Here’s a simplified guide to typical fuel flow requirements based on engine horsepower:
| Target Engine Horsepower (HP) | Minimum Recommended Fuel Pump Flow Rate (Gallons Per Hour – GPH) | Minimum Recommended Fuel Pump Flow Rate (Liters Per Hour – LPH) |
|---|---|---|
| Up to 250 HP | ~40 GPH | ~151 LPH |
| 250 – 400 HP | 60 – 80 GPH | 227 – 303 LPH |
| 400 – 600 HP | 100 – 130 GPH | 379 – 492 LPH |
| 600+ HP | 150+ GPH | 568+ LPH |
These values are estimates and can vary based on fuel type and engine efficiency, but they highlight the direct correlation between power and fuel demand.
Providing Redundancy for Safety-Critical Systems
In aviation and marine applications, redundancy is a core principle of safety. The consequences of a single point of failure in the fuel system can be catastrophic. Therefore, aircraft are almost always equipped with an auxiliary fuel pump that can be switched on by the pilot in the event of a failure of the engine-driven primary pump. This provides a backup means of getting fuel to the engine, allowing the pilot to continue flight and land safely. This is particularly crucial during critical phases of flight like takeoff and landing.

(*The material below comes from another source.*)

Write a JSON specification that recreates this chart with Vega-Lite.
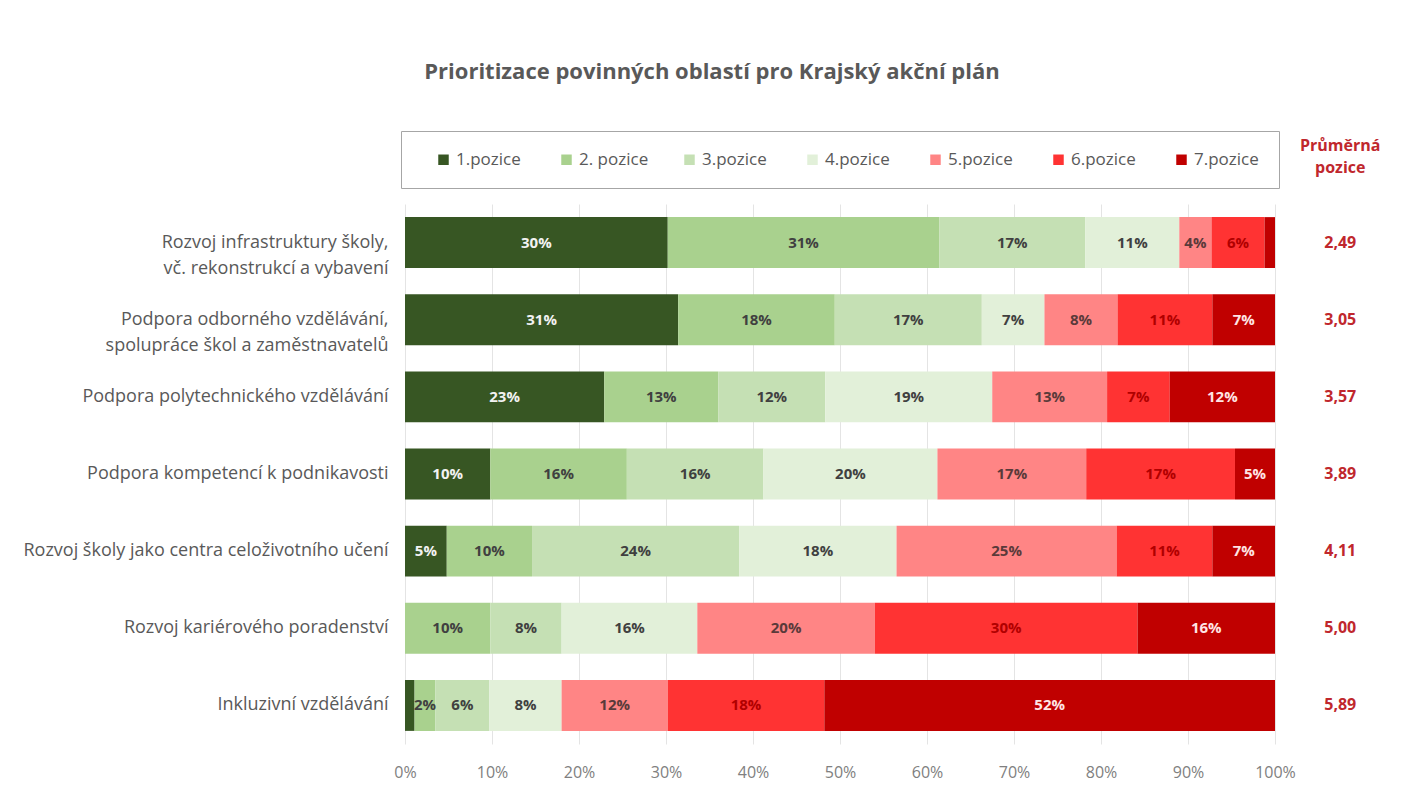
{
  "$schema": "https://vega.github.io/schema/vega-lite/v6.json",
  "autosize": {"type": "none"},
  "width": 870,
  "height": 540,
  "padding": {"left": 405, "top": 204, "right": 133, "bottom": 63},
  "background": "white",
  "config": {
    "font": "Open Sans",
    "view": {"stroke": null},
    "locale": {"number": {"decimal": ",", "thousands": " ", "grouping": [3], "currency": ["", " Kč"]}}
  },
  "title": {
    "text": "Prioritizace povinných oblastí pro Krajský akční plán",
    "fontSize": 22,
    "fontWeight": "bold",
    "color": "#595959",
    "anchor": "middle",
    "dx": -128,
    "offset": 47
  },
  "datasets": {
    "main": [
      {"oblast": "Rozvoj infrastruktury školy, vč. rekonstrukcí a vybavení", "pozice": "1.pozice", "poradi": 1, "podil": 0.302},
      {"oblast": "Rozvoj infrastruktury školy, vč. rekonstrukcí a vybavení", "pozice": "2. pozice", "poradi": 2, "podil": 0.312},
      {"oblast": "Rozvoj infrastruktury školy, vč. rekonstrukcí a vybavení", "pozice": "3.pozice", "poradi": 3, "podil": 0.168},
      {"oblast": "Rozvoj infrastruktury školy, vč. rekonstrukcí a vybavení", "pozice": "4.pozice", "poradi": 4, "podil": 0.108},
      {"oblast": "Rozvoj infrastruktury školy, vč. rekonstrukcí a vybavení", "pozice": "5.pozice", "poradi": 5, "podil": 0.037},
      {"oblast": "Rozvoj infrastruktury školy, vč. rekonstrukcí a vybavení", "pozice": "6.pozice", "poradi": 6, "podil": 0.061},
      {"oblast": "Rozvoj infrastruktury školy, vč. rekonstrukcí a vybavení", "pozice": "7.pozice", "poradi": 7, "podil": 0.012},
      {"oblast": "Podpora odborného vzdělávání, spolupráce škol a zaměstnavatelů", "pozice": "1.pozice", "poradi": 1, "podil": 0.314},
      {"oblast": "Podpora odborného vzdělávání, spolupráce škol a zaměstnavatelů", "pozice": "2. pozice", "poradi": 2, "podil": 0.180},
      {"oblast": "Podpora odborného vzdělávání, spolupráce škol a zaměstnavatelů", "pozice": "3.pozice", "poradi": 3, "podil": 0.169},
      {"oblast": "Podpora odborného vzdělávání, spolupráce škol a zaměstnavatelů", "pozice": "4.pozice", "poradi": 4, "podil": 0.072},
      {"oblast": "Podpora odborného vzdělávání, spolupráce škol a zaměstnavatelů", "pozice": "5.pozice", "poradi": 5, "podil": 0.084},
      {"oblast": "Podpora odborného vzdělávání, spolupráce škol a zaměstnavatelů", "pozice": "6.pozice", "poradi": 6, "podil": 0.109},
      {"oblast": "Podpora odborného vzdělávání, spolupráce škol a zaměstnavatelů", "pozice": "7.pozice", "poradi": 7, "podil": 0.072},
      {"oblast": "Podpora polytechnického vzdělávání", "pozice": "1.pozice", "poradi": 1, "podil": 0.229},
      {"oblast": "Podpora polytechnického vzdělávání", "pozice": "2. pozice", "poradi": 2, "podil": 0.131},
      {"oblast": "Podpora polytechnického vzdělávání", "pozice": "3.pozice", "poradi": 3, "podil": 0.123},
      {"oblast": "Podpora polytechnického vzdělávání", "pozice": "4.pozice", "poradi": 4, "podil": 0.192},
      {"oblast": "Podpora polytechnického vzdělávání", "pozice": "5.pozice", "poradi": 5, "podil": 0.132},
      {"oblast": "Podpora polytechnického vzdělávání", "pozice": "6.pozice", "poradi": 6, "podil": 0.072},
      {"oblast": "Podpora polytechnického vzdělávání", "pozice": "7.pozice", "poradi": 7, "podil": 0.121},
      {"oblast": "Podpora kompetencí k podnikavosti", "pozice": "1.pozice", "poradi": 1, "podil": 0.098},
      {"oblast": "Podpora kompetencí k podnikavosti", "pozice": "2. pozice", "poradi": 2, "podil": 0.157},
      {"oblast": "Podpora kompetencí k podnikavosti", "pozice": "3.pozice", "poradi": 3, "podil": 0.157},
      {"oblast": "Podpora kompetencí k podnikavosti", "pozice": "4.pozice", "poradi": 4, "podil": 0.200},
      {"oblast": "Podpora kompetencí k podnikavosti", "pozice": "5.pozice", "poradi": 5, "podil": 0.171},
      {"oblast": "Podpora kompetencí k podnikavosti", "pozice": "6.pozice", "poradi": 6, "podil": 0.171},
      {"oblast": "Podpora kompetencí k podnikavosti", "pozice": "7.pozice", "poradi": 7, "podil": 0.046},
      {"oblast": "Rozvoj školy jako centra celoživotního učení", "pozice": "1.pozice", "poradi": 1, "podil": 0.048},
      {"oblast": "Rozvoj školy jako centra celoživotního učení", "pozice": "2. pozice", "poradi": 2, "podil": 0.098},
      {"oblast": "Rozvoj školy jako centra celoživotního učení", "pozice": "3.pozice", "poradi": 3, "podil": 0.238},
      {"oblast": "Rozvoj školy jako centra celoživotního učení", "pozice": "4.pozice", "poradi": 4, "podil": 0.181},
      {"oblast": "Rozvoj školy jako centra celoživotního učení", "pozice": "5.pozice", "poradi": 5, "podil": 0.253},
      {"oblast": "Rozvoj školy jako centra celoživotního učení", "pozice": "6.pozice", "poradi": 6, "podil": 0.110},
      {"oblast": "Rozvoj školy jako centra celoživotního učení", "pozice": "7.pozice", "poradi": 7, "podil": 0.072},
      {"oblast": "Rozvoj kariérového poradenství", "pozice": "1.pozice", "poradi": 1, "podil": 0.0},
      {"oblast": "Rozvoj kariérového poradenství", "pozice": "2. pozice", "poradi": 2, "podil": 0.098},
      {"oblast": "Rozvoj kariérového poradenství", "pozice": "3.pozice", "poradi": 3, "podil": 0.082},
      {"oblast": "Rozvoj kariérového poradenství", "pozice": "4.pozice", "poradi": 4, "podil": 0.156},
      {"oblast": "Rozvoj kariérového poradenství", "pozice": "5.pozice", "poradi": 5, "podil": 0.204},
      {"oblast": "Rozvoj kariérového poradenství", "pozice": "6.pozice", "poradi": 6, "podil": 0.302},
      {"oblast": "Rozvoj kariérového poradenství", "pozice": "7.pozice", "poradi": 7, "podil": 0.158},
      {"oblast": "Inkluzivní vzdělávání", "pozice": "1.pozice", "poradi": 1, "podil": 0.011},
      {"oblast": "Inkluzivní vzdělávání", "pozice": "2. pozice", "poradi": 2, "podil": 0.024},
      {"oblast": "Inkluzivní vzdělávání", "pozice": "3.pozice", "poradi": 3, "podil": 0.062},
      {"oblast": "Inkluzivní vzdělávání", "pozice": "4.pozice", "poradi": 4, "podil": 0.083},
      {"oblast": "Inkluzivní vzdělávání", "pozice": "5.pozice", "poradi": 5, "podil": 0.122},
      {"oblast": "Inkluzivní vzdělávání", "pozice": "6.pozice", "poradi": 6, "podil": 0.180},
      {"oblast": "Inkluzivní vzdělávání", "pozice": "7.pozice", "poradi": 7, "podil": 0.518}
    ],
    "prumer": [
      {"oblast": "Rozvoj infrastruktury školy, vč. rekonstrukcí a vybavení", "prumer": 2.49},
      {"oblast": "Podpora odborného vzdělávání, spolupráce škol a zaměstnavatelů", "prumer": 3.05},
      {"oblast": "Podpora polytechnického vzdělávání", "prumer": 3.57},
      {"oblast": "Podpora kompetencí k podnikavosti", "prumer": 3.89},
      {"oblast": "Rozvoj školy jako centra celoživotního učení", "prumer": 4.11},
      {"oblast": "Rozvoj kariérového poradenství", "prumer": 5.00},
      {"oblast": "Inkluzivní vzdělávání", "prumer": 5.89}
    ]
  },
  "layer": [
    {
      "data": {"name": "main"},
      "transform": [
        {"stack": "podil", "groupby": ["oblast"], "sort": [{"field": "poradi", "order": "ascending"}], "as": ["x0", "x1"]}
      ],
      "mark": {"type": "bar"},
      "encoding": {
        "y": {
          "field": "oblast",
          "type": "nominal",
          "title": null,
          "scale": {
            "domain": [
              "Rozvoj infrastruktury školy, vč. rekonstrukcí a vybavení",
              "Podpora odborného vzdělávání, spolupráce škol a zaměstnavatelů",
              "Podpora polytechnického vzdělávání",
              "Podpora kompetencí k podnikavosti",
              "Rozvoj školy jako centra celoživotního učení",
              "Rozvoj kariérového poradenství",
              "Inkluzivní vzdělávání"
            ],
            "paddingInner": 0.34,
            "paddingOuter": 0.17
          },
          "axis": {
            "domain": false,
            "ticks": false,
            "labelPadding": 17,
            "labelFontSize": 18,
            "labelColor": "#595959",
            "labelLimit": 420,
            "labelLineHeight": 26,
            "labelExpr": "indexof(datum.label, ', ') > 0 ? [substring(datum.label, 0, indexof(datum.label, ', ') + 1), substring(datum.label, indexof(datum.label, ', ') + 2)] : datum.label"
          }
        },
        "x": {
          "field": "x0",
          "type": "quantitative",
          "title": null,
          "scale": {"domain": [0, 1], "nice": false},
          "axis": {
            "format": "%",
            "values": [0, 0.1, 0.2, 0.3, 0.4, 0.5, 0.6, 0.7, 0.8, 0.9, 1],
            "domain": false,
            "ticks": false,
            "labelFlush": false,
            "labelPadding": 20,
            "labelFontSize": 16,
            "labelColor": "#808080",
            "grid": true,
            "gridColor": "#e4e4e4"
          }
        },
        "x2": {"field": "x1"},
        "color": {
          "field": "pozice",
          "type": "nominal",
          "scale": {
            "domain": ["1.pozice", "2. pozice", "3.pozice", "4.pozice", "5.pozice", "6.pozice", "7.pozice"],
            "range": ["#375623", "#a9d18e", "#c5e0b4", "#e2f0d9", "#ff8585", "#ff3333", "#c00000"]
          },
          "legend": {
            "orient": "none",
            "legendX": -4,
            "legendY": -73,
            "direction": "horizontal",
            "columns": 7,
            "title": null,
            "symbolType": "square",
            "symbolSize": 110,
            "symbolStrokeWidth": 0,
            "labelFontSize": 17,
            "labelColor": "#595959",
            "labelOffset": 4,
            "padding": 20,
            "strokeColor": "#a6a6a6",
            "fillColor": "white",
            "columnPadding": 18,
            "gridAlign": "all",
            "symbolOffset": 14
          }
        }
      }
    },
    {
      "data": {"name": "main"},
      "transform": [
        {"stack": "podil", "groupby": ["oblast"], "sort": [{"field": "poradi", "order": "ascending"}], "as": ["x0", "x1"]},
        {"calculate": "(datum.x0 + datum.x1) / 2", "as": "stred"},
        {"filter": "datum.podil >= 0.015"}
      ],
      "mark": {"type": "text", "fontSize": 15, "fontWeight": "bold"},
      "encoding": {
        "y": {"field": "oblast", "type": "nominal", "title": null},
        "x": {"field": "stred", "type": "quantitative", "title": null},
        "text": {"field": "podil", "type": "quantitative", "format": ".0%"},
        "color": {
          "field": "pozice",
          "type": "nominal",
          "legend": null,
          "scale": {
            "domain": ["1.pozice", "2. pozice", "3.pozice", "4.pozice", "5.pozice", "6.pozice", "7.pozice"],
            "range": ["#f2f2f2", "#404040", "#404040", "#404040", "#5a3a3a", "#b00000", "#ffe5e5"]
          }
        }
      }
    },
    {
      "data": {"name": "prumer"},
      "mark": {"type": "text", "fontSize": 16, "fontWeight": "bold", "color": "#c0272d"},
      "encoding": {
        "y": {"field": "oblast", "type": "nominal", "title": null},
        "x": {"datum": 1.075, "type": "quantitative"},
        "text": {"field": "prumer", "type": "quantitative", "format": ".2f"}
      }
    },
    {
      "data": {"values": [{"oblast": "Rozvoj infrastruktury školy, vč. rekonstrukcí a vybavení"}]},
      "mark": {"type": "text", "text": ["Průměrná", "pozice"], "fontSize": 16, "fontWeight": "bold", "color": "#c0272d", "baseline": "top", "lineHeight": 22, "dy": -105},
      "encoding": {
        "y": {"field": "oblast", "type": "nominal", "title": null},
        "x": {"datum": 1.075, "type": "quantitative"}
      }
    }
  ],
  "resolve": {"scale": {"color": "independent"}}
}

While less common in everyday automobiles, this principle of redundancy is applied in critical service vehicles like ambulances, fire trucks, and long-haul trucks where operational reliability is paramount. The auxiliary pump serves as an insurance policy.
Addressing Fuel Starvation in Specific Scenarios
Fuel starvation occurs when fuel is in the tank but cannot reach the pickup tube, typically during hard acceleration, braking, or cornering that causes the fuel to slosh away from the pickup point. Vehicles with unusually shaped or large fuel tanks, or those used in racing or off-roading, are susceptible to this. An auxiliary pump, or a system of multiple pumps, can be strategically placed to ensure that at least one pickup point is always submerged in fuel, regardless of the vehicle’s attitude or G-forces. This is a common modification in motorsports where cars are subjected to extreme lateral and longitudinal forces.

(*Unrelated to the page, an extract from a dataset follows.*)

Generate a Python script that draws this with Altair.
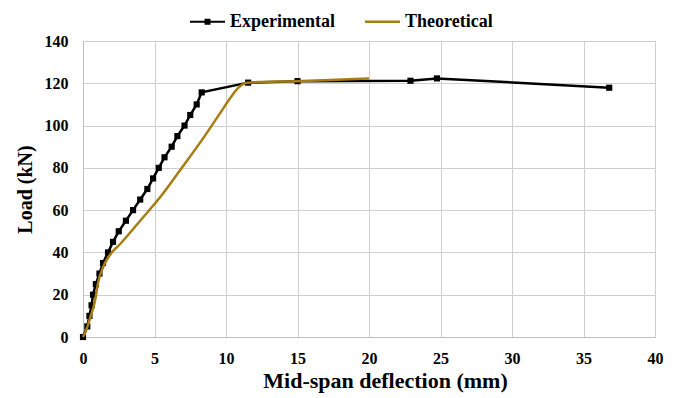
import altair as alt
import pandas as pd

# ---- data ----
exp_defl = [0, 0.3, 0.45, 0.6, 0.7, 0.9, 1.15, 1.4, 1.75, 2.1, 2.5, 3.0, 3.5, 4.0,
            4.5, 4.9, 5.3, 5.7, 6.2, 6.6, 7.1, 7.5, 7.95, 8.3, 11.55, 15.0, 22.9, 24.75, 36.8]
exp_load = [0, 5, 10, 15, 20, 25, 30, 35, 40, 45, 50, 55, 60, 65,
            70, 75, 80, 85, 90, 95, 100, 105, 110, 115.7, 120.3, 121, 121.2, 122.3, 117.9]

theo_defl = [0, 0.15, 0.5, 0.85, 1.05, 1.4, 1.9, 2.6, 4.0, 5.5, 6.8, 8.3, 9.6,
             10.3, 10.8, 11.45, 15.0, 20.0]
theo_load = [0, 2, 9, 17.5, 25.5, 33, 39, 44, 55, 67, 79, 93, 106,
             113, 117.5, 120.3, 121, 122.3]

series_names = ["Experimental", "Theoretical"]
series_colors = ["#000000", "#A97C12"]
x_ticks = [0, 5, 10, 15, 20, 25, 30, 35, 40]
y_ticks = [0, 20, 40, 60, 80, 100, 120, 140]

exp_df = pd.DataFrame({"defl": exp_defl, "load": exp_load, "series": series_names[0]})
theo_df = pd.DataFrame({"defl": theo_defl, "load": theo_load, "series": series_names[1]})
all_df = pd.concat([exp_df, theo_df], ignore_index=True)

FONT = "Liberation Serif"
GRID = "#CFCFCF"

x_enc = alt.X(
    "defl:Q",
    scale=alt.Scale(domain=[0, 40], nice=False),
    axis=alt.Axis(
        values=x_ticks, title="Mid-span deflection (mm)", ticks=False,
        labelFont=FONT, labelFontSize=16, labelFontWeight="bold", labelColor="black",
        labelPadding=13, titleFont=FONT, titleFontSize=22, titleFontWeight="bold",
        titleColor="black", titlePadding=4, titleX=302,
        domainColor="#BFBFBF", gridColor=GRID, labelFlush=False,
    ),
)
y_enc = alt.Y(
    "load:Q",
    scale=alt.Scale(domain=[0, 140], nice=False),
    axis=alt.Axis(
        values=y_ticks, title="Load (kN)", ticks=False,
        labelFont=FONT, labelFontSize=16, labelFontWeight="bold", labelColor="black",
        labelPadding=15, titleFont=FONT, titleFontSize=20, titleFontWeight="bold",
        titleColor="black", titlePadding=9,
        domainColor="#BFBFBF", gridColor=GRID,
    ),
)

exp_line = alt.Chart(exp_df).mark_line(color=series_colors[0], strokeWidth=2.5).encode(x=x_enc, y=y_enc)
exp_pts = alt.Chart(exp_df).mark_point(
    shape="square", filled=True, color=series_colors[0], size=38, opacity=1
).encode(x=x_enc, y=y_enc)
theo_line = alt.Chart(theo_df).mark_line(
    color=series_colors[1], strokeWidth=2.5, interpolate="monotone"
).encode(x=x_enc, y=y_enc)

path_exp = "M-1,-0.06H1V0.06H-1Z M-0.17,-0.17H0.17V0.17H-0.17Z"
path_theo = "M-1,-0.07H1V0.07H-1Z"

leg = alt.Legend(
    title=None, orient="none", legendX=107, legendY=-37, direction="horizontal",
    labelFont=FONT, labelFontSize=18, labelFontWeight="bold", labelColor="black",
    symbolSize=1225, symbolStrokeWidth=0, symbolOpacity=1, labelOffset=5,
    columnPadding=30,
)
legend_layer = alt.Chart(all_df).mark_point(filled=True, opacity=0).encode(
    x=x_enc, y=y_enc,
    shape=alt.Shape("series:N", scale=alt.Scale(domain=series_names, range=[path_exp, path_theo]), legend=leg),
    fill=alt.Fill("series:N", scale=alt.Scale(domain=series_names, range=series_colors), legend=leg),
)

chart = alt.layer(exp_line, exp_pts, theo_line, legend_layer).properties(
    width=572, height=296,
    autosize=alt.AutoSizeParams(type="none"),
    padding={"left": 83, "top": 41, "right": 21, "bottom": 61},
).configure_view(stroke=None).configure(background="white")

chart.save("out.html", embed_options={"renderer": "svg", "actions": False})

Diagnosing a Failing Primary Pump
Sometimes, an auxiliary pump is installed not as a permanent solution but as a diagnostic tool or a temporary workaround. If a mechanic suspects the engine-driven mechanical pump is weak or failing—symptoms include loss of power at high RPM, engine surging, or difficulty starting—they might temporarily install an auxiliary electric pump. If the symptoms disappear when the auxiliary pump is running, it confirms the diagnosis of a faulty primary pump. While the correct repair is to replace the primary pump, this demonstrates the auxiliary pump’s utility as a diagnostic aid.

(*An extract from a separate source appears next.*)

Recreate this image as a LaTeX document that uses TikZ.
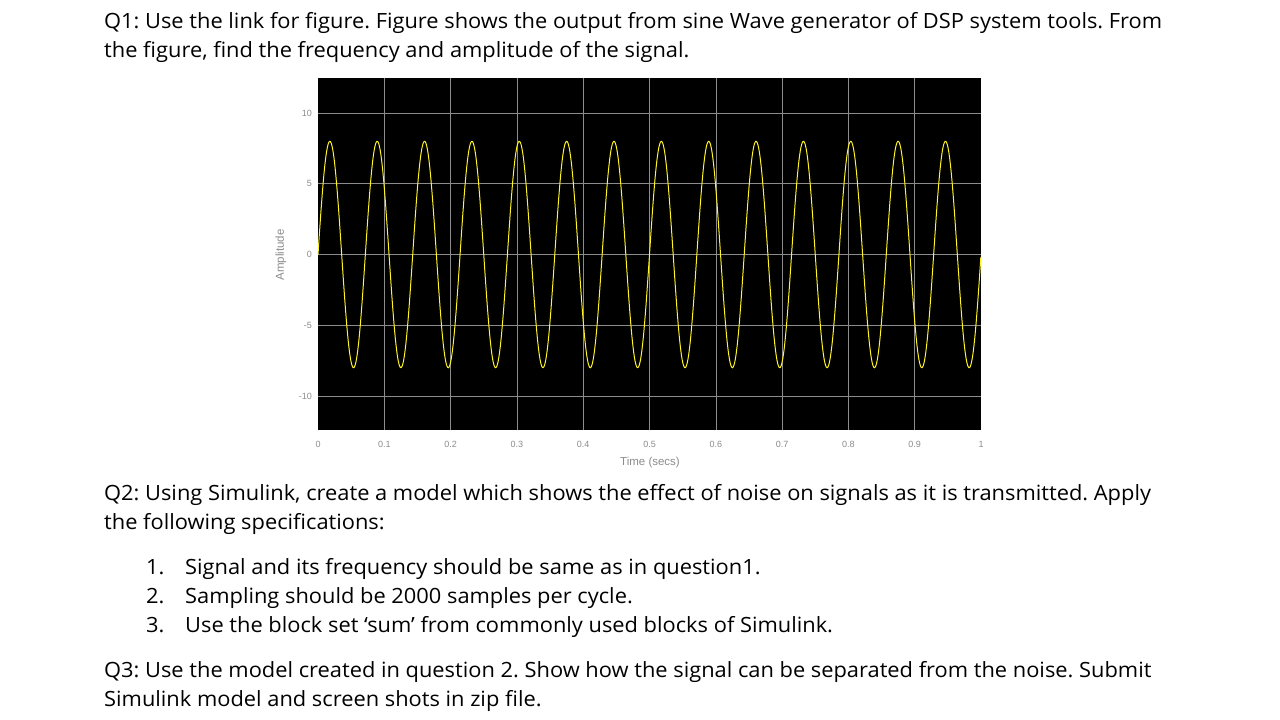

Ultimately, the decision to install an auxiliary fuel pump is driven by a clear need to solve a specific problem or mitigate a known risk. It’s not a “one-size-fits-all” upgrade but a targeted engineering solution for ensuring adequate fuel delivery under demanding conditions. Whether it’s for starting reliability, overcoming environmental challenges, supporting increased power, or providing a critical safety backup, the auxiliary pump plays a vital role in the health and performance of any internal combustion engine.